- Task to carry out
Wherever the word "this" appears in the entries, copy the whole line.

________________

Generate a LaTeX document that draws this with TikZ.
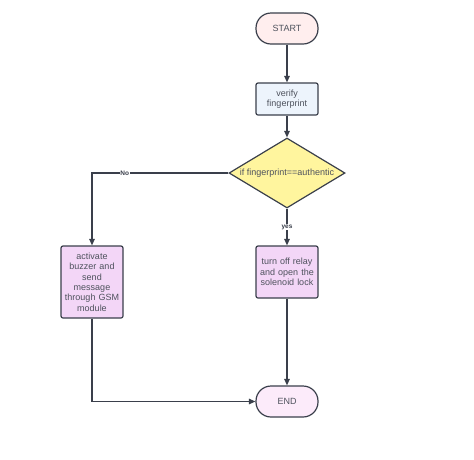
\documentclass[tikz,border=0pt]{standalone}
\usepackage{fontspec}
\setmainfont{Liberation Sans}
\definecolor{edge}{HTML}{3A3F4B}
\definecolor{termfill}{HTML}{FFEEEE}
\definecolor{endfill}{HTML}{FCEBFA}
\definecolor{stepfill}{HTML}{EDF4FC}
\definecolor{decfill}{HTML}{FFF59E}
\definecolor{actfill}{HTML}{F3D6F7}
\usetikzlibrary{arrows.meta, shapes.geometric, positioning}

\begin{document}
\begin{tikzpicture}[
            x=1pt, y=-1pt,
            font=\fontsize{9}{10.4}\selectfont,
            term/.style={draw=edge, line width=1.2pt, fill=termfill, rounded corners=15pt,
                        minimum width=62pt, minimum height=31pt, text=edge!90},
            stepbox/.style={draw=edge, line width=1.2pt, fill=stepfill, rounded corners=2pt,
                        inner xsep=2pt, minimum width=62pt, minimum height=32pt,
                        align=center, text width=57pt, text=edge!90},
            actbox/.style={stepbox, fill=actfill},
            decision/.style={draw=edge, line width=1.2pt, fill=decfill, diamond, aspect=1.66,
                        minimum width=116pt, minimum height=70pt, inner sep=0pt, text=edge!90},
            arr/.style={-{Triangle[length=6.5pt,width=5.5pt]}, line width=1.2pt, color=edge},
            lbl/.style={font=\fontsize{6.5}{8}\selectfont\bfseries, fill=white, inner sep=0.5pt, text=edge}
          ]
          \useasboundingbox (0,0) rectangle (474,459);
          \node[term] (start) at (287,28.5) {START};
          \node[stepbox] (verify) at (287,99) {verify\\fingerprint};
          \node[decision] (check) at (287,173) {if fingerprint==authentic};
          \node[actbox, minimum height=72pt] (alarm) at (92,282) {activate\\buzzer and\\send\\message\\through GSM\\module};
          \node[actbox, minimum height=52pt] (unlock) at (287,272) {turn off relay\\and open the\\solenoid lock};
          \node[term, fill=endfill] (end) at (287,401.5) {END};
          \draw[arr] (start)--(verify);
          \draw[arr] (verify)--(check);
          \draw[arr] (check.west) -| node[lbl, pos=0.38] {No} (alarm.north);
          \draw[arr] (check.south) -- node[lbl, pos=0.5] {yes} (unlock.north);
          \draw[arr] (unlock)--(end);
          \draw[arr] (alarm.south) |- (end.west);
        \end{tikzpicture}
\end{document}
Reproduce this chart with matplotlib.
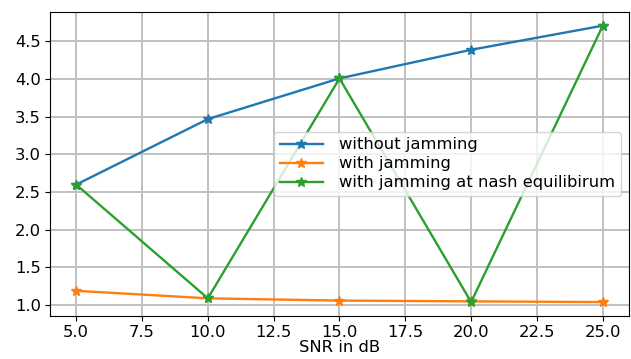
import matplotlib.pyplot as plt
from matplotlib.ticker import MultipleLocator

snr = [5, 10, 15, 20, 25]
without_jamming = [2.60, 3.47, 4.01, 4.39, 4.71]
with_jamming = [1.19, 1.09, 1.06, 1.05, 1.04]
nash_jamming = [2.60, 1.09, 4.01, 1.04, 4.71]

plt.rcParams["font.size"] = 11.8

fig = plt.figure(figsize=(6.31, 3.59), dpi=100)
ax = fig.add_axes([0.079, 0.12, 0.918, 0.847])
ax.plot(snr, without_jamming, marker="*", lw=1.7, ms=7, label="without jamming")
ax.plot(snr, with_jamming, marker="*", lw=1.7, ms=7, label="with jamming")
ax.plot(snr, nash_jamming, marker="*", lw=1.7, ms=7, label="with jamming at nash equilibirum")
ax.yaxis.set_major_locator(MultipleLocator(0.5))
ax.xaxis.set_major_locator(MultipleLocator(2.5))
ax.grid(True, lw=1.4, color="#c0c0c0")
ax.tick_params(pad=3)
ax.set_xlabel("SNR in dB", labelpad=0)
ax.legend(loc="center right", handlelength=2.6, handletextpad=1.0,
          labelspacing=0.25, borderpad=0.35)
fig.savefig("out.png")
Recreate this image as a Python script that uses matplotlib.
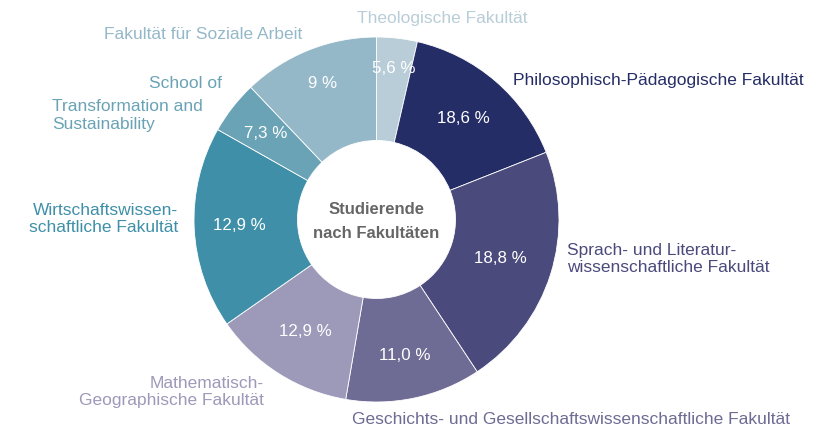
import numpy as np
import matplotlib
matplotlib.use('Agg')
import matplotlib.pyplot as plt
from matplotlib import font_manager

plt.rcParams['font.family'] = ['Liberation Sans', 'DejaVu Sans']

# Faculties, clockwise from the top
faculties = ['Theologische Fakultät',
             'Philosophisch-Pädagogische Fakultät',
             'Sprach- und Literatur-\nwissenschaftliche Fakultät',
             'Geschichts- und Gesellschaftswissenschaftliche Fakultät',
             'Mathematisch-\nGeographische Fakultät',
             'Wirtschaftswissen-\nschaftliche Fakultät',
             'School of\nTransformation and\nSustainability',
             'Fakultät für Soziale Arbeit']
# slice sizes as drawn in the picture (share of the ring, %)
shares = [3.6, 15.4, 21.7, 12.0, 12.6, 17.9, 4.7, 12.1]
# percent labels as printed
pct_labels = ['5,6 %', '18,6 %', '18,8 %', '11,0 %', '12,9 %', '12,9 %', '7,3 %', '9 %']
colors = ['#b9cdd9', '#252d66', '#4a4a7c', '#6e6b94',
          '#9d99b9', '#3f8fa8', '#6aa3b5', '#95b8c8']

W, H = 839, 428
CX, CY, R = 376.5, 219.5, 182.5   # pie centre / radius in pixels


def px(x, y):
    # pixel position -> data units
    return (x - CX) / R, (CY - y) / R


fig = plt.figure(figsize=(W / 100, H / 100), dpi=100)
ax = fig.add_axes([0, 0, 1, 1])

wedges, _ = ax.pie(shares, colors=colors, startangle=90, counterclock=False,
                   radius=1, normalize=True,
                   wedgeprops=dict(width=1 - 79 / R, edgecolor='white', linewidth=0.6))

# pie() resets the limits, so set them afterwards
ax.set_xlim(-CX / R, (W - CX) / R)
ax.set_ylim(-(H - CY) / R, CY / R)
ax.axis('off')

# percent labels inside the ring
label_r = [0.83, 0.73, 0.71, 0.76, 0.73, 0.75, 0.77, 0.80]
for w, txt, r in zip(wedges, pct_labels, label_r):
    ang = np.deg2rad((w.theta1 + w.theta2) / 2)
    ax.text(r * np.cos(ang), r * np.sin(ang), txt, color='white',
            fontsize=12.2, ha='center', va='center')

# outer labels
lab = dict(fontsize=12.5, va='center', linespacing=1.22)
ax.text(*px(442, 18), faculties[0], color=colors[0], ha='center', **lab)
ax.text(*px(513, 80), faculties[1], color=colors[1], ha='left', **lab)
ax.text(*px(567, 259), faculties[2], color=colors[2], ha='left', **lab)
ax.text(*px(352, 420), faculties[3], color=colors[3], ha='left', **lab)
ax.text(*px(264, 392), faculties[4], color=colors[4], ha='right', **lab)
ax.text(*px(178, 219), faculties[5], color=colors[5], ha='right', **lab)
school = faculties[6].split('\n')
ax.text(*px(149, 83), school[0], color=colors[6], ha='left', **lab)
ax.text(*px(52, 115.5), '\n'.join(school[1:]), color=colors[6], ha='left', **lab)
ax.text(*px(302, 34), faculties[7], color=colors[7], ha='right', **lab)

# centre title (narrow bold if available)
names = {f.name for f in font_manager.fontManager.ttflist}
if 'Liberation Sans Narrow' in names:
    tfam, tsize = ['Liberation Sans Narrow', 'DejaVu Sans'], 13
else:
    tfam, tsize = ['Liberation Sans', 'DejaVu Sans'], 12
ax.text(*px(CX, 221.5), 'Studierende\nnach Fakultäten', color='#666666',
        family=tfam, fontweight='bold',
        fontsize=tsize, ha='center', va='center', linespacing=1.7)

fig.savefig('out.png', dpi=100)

________________

- Written answer
Generate a LaTeX document that draws this with TikZ.
Reproduce this chart with matplotlib.
Recreate this image as a Python script that uses matplotlib.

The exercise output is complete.